→ **WHAT YOU HAVE TO DO**: Your task is to copy the stretch of lines in the records below that begins with the line containing "Give me the TikZ source for this diagram." and ends with the line containing "(B3) at (563,146)", exactly as written, with nothing added.

→ **SUPPLIED ENTRIES**:
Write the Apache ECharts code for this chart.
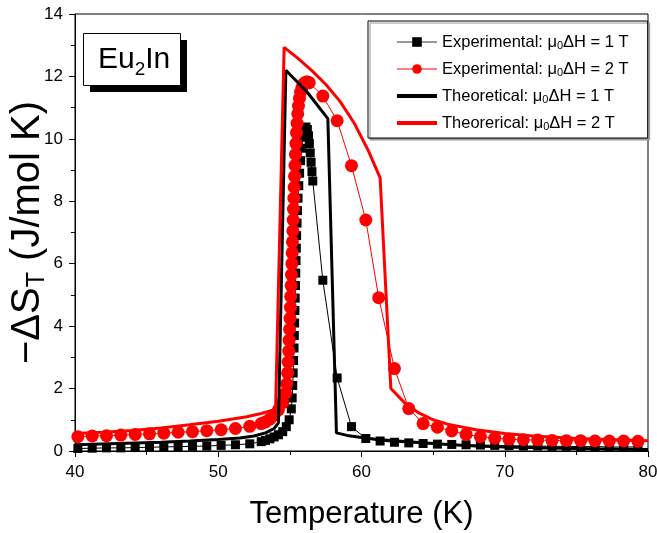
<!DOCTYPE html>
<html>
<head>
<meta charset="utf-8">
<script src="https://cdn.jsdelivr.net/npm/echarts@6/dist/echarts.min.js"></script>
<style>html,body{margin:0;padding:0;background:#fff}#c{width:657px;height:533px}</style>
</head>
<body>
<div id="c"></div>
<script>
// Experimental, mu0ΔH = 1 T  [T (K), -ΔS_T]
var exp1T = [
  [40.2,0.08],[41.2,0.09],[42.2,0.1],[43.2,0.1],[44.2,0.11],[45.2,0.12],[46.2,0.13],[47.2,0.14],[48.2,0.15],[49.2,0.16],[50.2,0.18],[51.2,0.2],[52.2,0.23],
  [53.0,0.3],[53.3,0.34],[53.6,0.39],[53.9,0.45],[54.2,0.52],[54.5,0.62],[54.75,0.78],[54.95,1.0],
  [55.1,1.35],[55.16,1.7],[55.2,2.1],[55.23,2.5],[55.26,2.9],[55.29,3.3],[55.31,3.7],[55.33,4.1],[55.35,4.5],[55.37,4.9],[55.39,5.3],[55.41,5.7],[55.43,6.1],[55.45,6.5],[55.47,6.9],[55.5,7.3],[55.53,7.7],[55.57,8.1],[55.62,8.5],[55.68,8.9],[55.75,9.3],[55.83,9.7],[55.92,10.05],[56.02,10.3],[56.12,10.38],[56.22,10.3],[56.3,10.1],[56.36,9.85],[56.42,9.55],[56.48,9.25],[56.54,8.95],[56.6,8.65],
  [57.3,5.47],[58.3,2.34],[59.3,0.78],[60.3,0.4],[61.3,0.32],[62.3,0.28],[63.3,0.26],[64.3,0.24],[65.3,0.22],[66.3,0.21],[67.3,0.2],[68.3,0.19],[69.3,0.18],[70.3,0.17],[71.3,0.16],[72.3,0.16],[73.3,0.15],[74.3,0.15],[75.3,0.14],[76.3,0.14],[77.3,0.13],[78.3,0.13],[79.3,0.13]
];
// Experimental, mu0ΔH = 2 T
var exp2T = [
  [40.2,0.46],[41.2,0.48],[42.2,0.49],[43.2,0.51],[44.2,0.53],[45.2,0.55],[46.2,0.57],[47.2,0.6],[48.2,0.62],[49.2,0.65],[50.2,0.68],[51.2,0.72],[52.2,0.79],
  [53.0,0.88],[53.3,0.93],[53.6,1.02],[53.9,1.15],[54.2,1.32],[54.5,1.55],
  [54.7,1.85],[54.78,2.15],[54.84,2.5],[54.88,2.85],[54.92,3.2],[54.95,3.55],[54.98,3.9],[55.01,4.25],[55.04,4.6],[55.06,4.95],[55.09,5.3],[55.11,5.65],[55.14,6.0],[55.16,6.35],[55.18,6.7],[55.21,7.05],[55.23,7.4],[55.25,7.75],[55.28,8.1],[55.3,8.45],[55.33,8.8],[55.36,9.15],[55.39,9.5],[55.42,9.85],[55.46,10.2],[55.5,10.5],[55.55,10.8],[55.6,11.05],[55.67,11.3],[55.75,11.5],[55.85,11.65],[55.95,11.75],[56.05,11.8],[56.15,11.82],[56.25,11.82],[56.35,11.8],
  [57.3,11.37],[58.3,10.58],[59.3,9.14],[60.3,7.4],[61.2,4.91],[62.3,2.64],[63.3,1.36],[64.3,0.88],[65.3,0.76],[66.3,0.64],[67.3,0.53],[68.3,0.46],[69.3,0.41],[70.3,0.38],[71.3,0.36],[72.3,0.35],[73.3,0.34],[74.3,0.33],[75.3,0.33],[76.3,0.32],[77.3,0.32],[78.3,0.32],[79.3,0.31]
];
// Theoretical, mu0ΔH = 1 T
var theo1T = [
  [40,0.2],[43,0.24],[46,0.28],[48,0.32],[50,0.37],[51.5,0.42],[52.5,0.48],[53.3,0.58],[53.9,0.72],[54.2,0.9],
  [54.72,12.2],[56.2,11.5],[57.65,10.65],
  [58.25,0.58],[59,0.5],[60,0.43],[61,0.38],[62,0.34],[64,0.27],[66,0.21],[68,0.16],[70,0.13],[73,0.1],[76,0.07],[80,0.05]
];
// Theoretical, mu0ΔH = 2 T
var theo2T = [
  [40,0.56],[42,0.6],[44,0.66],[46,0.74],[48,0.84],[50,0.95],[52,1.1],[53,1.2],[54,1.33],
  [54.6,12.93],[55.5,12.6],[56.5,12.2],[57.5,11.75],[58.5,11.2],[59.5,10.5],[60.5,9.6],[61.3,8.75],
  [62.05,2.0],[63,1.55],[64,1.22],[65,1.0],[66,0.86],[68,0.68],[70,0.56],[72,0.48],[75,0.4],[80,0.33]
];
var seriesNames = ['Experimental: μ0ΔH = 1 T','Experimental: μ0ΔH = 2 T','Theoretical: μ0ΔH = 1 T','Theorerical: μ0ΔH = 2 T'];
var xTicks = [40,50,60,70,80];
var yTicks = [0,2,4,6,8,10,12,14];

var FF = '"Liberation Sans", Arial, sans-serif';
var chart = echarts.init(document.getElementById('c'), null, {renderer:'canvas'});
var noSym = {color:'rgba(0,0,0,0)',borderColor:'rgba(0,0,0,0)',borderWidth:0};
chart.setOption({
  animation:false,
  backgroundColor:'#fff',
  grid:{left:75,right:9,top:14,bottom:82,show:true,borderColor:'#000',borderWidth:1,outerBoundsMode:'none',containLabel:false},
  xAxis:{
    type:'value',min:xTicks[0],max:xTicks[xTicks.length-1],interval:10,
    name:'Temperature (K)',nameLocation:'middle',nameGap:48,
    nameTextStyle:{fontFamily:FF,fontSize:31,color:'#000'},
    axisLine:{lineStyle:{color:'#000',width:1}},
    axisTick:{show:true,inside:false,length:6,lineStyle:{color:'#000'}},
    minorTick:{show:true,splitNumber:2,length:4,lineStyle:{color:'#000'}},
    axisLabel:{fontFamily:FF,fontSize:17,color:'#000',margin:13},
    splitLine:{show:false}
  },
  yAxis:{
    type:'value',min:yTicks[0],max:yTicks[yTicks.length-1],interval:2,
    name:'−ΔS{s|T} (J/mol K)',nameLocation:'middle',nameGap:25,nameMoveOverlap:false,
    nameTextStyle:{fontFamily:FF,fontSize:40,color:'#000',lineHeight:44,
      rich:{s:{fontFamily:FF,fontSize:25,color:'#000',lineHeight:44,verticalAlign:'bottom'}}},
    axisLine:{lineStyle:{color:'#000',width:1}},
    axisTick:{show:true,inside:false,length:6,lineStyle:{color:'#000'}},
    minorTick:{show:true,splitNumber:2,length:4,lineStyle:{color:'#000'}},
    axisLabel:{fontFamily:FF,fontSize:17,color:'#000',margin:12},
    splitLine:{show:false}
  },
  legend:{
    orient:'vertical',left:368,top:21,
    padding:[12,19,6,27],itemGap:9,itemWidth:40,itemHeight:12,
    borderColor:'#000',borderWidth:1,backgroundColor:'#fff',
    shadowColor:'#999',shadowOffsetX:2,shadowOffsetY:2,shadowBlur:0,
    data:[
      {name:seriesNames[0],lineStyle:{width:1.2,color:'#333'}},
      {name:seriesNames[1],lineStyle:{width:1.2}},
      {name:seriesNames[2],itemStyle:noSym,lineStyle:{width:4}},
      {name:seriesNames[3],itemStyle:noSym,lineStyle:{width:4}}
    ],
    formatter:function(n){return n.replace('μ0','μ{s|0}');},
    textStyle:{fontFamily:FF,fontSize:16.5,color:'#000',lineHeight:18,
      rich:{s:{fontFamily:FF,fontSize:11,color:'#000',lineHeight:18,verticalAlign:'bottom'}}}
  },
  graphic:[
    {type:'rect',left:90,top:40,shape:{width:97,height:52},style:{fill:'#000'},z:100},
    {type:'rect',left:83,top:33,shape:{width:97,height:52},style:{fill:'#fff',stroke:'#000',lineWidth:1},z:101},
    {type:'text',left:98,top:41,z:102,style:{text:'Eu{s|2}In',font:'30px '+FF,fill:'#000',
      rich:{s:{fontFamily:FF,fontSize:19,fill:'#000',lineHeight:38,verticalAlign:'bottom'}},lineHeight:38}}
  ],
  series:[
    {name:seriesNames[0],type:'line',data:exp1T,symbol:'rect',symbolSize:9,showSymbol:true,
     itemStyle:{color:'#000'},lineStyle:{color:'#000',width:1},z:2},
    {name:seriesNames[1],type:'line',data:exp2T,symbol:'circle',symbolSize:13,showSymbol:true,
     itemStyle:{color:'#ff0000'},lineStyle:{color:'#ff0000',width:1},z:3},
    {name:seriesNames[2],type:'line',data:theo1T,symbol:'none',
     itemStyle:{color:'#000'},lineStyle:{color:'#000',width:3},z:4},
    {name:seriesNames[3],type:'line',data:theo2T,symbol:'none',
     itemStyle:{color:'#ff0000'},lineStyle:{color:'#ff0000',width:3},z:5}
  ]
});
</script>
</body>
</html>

---

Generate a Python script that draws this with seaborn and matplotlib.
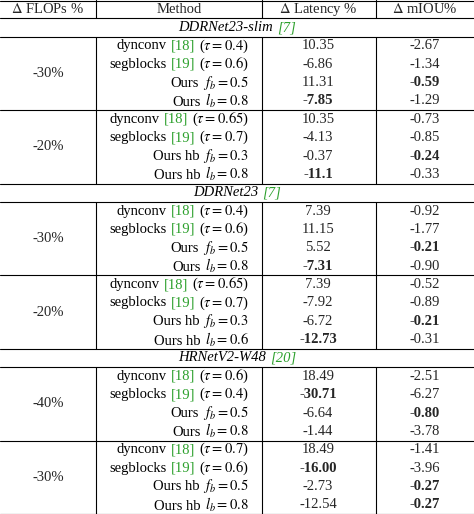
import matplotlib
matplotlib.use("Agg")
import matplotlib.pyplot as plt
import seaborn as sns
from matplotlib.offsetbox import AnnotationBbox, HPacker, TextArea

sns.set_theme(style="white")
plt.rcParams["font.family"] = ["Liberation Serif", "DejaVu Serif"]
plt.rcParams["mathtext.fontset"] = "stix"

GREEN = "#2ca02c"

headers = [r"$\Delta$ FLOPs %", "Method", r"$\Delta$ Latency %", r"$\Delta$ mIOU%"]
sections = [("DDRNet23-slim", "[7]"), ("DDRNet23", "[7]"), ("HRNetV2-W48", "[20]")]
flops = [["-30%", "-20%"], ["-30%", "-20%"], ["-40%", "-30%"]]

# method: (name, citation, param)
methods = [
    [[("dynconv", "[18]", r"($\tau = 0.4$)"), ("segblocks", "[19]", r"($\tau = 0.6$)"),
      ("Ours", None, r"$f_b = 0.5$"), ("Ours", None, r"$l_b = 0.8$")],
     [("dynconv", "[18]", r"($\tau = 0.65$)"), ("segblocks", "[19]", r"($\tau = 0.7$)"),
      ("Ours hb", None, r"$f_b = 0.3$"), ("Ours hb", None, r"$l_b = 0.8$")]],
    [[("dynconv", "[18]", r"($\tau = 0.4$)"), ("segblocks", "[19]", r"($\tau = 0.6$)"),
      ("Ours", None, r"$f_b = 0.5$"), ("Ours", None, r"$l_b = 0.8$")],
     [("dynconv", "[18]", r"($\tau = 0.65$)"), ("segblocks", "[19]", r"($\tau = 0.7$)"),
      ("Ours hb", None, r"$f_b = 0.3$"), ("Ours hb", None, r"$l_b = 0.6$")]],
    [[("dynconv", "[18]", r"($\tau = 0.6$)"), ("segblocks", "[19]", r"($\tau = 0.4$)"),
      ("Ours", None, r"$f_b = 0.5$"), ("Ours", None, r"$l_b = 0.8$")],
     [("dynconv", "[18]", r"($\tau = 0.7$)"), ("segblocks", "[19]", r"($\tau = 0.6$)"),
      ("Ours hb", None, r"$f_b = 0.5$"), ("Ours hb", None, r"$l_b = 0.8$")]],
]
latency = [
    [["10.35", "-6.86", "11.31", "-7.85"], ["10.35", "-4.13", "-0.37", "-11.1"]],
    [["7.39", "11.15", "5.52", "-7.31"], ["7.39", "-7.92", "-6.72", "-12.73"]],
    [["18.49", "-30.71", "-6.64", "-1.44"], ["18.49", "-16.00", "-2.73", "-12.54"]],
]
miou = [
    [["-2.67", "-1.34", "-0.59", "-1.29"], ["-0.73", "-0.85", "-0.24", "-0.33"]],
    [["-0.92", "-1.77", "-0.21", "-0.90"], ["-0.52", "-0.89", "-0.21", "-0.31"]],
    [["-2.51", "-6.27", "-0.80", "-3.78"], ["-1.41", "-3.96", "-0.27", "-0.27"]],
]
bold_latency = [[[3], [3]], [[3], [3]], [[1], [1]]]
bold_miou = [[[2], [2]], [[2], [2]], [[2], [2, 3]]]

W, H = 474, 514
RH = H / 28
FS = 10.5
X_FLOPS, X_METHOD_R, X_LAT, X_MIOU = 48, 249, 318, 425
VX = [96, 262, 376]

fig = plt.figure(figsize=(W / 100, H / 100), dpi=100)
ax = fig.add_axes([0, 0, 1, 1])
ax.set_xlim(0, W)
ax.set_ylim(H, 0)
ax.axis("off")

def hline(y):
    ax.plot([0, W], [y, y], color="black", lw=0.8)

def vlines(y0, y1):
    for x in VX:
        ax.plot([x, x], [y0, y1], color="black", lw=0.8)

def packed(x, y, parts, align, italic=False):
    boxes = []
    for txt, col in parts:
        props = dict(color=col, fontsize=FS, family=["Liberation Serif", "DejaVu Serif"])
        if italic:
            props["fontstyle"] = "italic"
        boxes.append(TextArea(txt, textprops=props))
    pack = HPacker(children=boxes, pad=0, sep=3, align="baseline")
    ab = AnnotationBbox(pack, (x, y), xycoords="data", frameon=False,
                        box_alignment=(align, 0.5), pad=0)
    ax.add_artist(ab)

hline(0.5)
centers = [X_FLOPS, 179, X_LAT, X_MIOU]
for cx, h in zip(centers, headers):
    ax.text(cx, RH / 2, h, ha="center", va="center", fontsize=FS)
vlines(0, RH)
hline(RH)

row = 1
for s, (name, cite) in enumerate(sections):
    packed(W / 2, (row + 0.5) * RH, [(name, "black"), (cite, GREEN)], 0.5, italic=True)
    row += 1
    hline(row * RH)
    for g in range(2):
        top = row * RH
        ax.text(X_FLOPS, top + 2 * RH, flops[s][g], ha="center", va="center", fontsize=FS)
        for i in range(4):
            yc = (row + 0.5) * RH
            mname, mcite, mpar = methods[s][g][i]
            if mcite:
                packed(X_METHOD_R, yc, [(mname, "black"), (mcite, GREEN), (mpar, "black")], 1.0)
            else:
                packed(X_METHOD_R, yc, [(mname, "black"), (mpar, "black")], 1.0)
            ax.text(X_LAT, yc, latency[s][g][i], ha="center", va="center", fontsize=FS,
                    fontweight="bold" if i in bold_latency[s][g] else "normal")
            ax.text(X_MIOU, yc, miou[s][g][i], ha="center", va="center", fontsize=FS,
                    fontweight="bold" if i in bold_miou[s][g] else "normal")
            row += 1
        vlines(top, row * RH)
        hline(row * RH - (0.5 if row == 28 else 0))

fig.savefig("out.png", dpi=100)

---

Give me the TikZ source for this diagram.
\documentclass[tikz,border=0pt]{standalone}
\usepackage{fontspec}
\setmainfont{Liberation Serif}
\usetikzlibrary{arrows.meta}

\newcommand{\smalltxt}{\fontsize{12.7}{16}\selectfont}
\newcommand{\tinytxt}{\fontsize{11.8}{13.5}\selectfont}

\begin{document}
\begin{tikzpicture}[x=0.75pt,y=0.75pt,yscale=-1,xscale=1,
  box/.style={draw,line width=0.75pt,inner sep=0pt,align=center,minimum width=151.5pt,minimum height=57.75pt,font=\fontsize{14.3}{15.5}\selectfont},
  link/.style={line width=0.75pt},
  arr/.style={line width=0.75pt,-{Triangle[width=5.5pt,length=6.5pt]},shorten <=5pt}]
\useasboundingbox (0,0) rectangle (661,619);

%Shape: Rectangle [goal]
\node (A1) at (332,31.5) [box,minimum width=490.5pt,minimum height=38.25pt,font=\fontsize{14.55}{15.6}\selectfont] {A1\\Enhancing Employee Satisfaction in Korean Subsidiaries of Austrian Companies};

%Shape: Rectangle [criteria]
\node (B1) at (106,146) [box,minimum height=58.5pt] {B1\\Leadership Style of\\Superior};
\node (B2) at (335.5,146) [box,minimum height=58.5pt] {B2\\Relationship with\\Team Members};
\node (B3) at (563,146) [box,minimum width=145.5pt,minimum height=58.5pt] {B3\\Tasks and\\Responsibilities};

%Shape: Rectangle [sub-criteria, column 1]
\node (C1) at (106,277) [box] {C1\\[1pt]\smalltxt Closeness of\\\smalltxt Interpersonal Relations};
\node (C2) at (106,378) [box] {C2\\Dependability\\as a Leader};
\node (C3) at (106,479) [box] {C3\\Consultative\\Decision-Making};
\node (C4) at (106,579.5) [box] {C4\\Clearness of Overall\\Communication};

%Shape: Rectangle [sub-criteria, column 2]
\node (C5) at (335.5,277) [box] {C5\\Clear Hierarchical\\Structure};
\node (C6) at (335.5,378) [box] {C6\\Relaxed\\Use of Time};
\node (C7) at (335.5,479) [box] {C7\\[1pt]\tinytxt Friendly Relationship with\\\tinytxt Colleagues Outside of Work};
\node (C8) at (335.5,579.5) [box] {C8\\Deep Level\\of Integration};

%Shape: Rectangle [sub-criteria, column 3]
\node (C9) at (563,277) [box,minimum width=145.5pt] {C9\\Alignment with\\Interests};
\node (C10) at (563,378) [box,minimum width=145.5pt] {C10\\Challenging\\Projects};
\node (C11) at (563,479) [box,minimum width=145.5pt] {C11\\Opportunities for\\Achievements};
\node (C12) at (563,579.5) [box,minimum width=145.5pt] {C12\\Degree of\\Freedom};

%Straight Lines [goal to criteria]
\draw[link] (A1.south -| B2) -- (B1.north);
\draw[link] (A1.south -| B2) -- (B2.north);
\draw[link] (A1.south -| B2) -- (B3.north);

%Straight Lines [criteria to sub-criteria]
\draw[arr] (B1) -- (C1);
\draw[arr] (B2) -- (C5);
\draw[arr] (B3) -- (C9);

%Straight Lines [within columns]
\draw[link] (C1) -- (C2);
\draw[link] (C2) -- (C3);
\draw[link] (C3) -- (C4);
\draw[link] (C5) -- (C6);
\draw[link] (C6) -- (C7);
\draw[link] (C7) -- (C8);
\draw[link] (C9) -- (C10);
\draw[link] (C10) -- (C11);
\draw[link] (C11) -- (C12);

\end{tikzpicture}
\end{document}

→ **EXERCISE RESPONSE**:
Give me the TikZ source for this diagram.
\documentclass[tikz,border=0pt]{standalone}
\usepackage{fontspec}
\setmainfont{Liberation Serif}
\usetikzlibrary{arrows.meta}

\newcommand{\smalltxt}{\fontsize{12.7}{16}\selectfont}
\newcommand{\tinytxt}{\fontsize{11.8}{13.5}\selectfont}

\begin{document}
\begin{tikzpicture}[x=0.75pt,y=0.75pt,yscale=-1,xscale=1,
  box/.style={draw,line width=0.75pt,inner sep=0pt,align=center,minimum width=151.5pt,minimum height=57.75pt,font=\fontsize{14.3}{15.5}\selectfont},
  link/.style={line width=0.75pt},
  arr/.style={line width=0.75pt,-{Triangle[width=5.5pt,length=6.5pt]},shorten <=5pt}]
\useasboundingbox (0,0) rectangle (661,619);

%Shape: Rectangle [goal]
\node (A1) at (332,31.5) [box,minimum width=490.5pt,minimum height=38.25pt,font=\fontsize{14.55}{15.6}\selectfont] {A1\\Enhancing Employee Satisfaction in Korean Subsidiaries of Austrian Companies};

%Shape: Rectangle [criteria]
\node (B1) at (106,146) [box,minimum height=58.5pt] {B1\\Leadership Style of\\Superior};
\node (B2) at (335.5,146) [box,minimum height=58.5pt] {B2\\Relationship with\\Team Members};
\node (B3) at (563,146) [box,minimum width=145.5pt,minimum height=58.5pt] {B3\\Tasks and\\Responsibilities};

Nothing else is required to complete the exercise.